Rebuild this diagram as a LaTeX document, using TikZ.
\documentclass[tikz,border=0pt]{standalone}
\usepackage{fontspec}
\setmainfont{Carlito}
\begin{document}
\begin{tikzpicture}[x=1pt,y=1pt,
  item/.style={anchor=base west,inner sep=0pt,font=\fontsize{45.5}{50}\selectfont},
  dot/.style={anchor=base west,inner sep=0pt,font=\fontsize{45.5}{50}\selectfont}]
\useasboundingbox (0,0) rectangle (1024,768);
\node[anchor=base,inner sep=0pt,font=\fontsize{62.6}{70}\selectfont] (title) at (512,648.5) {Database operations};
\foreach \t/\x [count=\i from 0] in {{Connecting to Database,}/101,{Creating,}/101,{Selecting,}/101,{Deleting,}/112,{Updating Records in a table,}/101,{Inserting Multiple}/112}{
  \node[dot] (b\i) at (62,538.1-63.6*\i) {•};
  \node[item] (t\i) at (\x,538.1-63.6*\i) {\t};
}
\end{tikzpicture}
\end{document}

Exercise details = Copy out each line above, character for character.

Result below =
Rebuild this diagram as a LaTeX document, using TikZ.
\documentclass[tikz,border=0pt]{standalone}
\usepackage{fontspec}
\setmainfont{Carlito}
\begin{document}
\begin{tikzpicture}[x=1pt,y=1pt,
  item/.style={anchor=base west,inner sep=0pt,font=\fontsize{45.5}{50}\selectfont},
  dot/.style={anchor=base west,inner sep=0pt,font=\fontsize{45.5}{50}\selectfont}]
\useasboundingbox (0,0) rectangle (1024,768);
\node[anchor=base,inner sep=0pt,font=\fontsize{62.6}{70}\selectfont] (title) at (512,648.5) {Database operations};
\foreach \t/\x [count=\i from 0] in {{Connecting to Database,}/101,{Creating,}/101,{Selecting,}/101,{Deleting,}/112,{Updating Records in a table,}/101,{Inserting Multiple}/112}{
  \node[dot] (b\i) at (62,538.1-63.6*\i) {•};
  \node[item] (t\i) at (\x,538.1-63.6*\i) {\t};
}
\end{tikzpicture}
\end{document}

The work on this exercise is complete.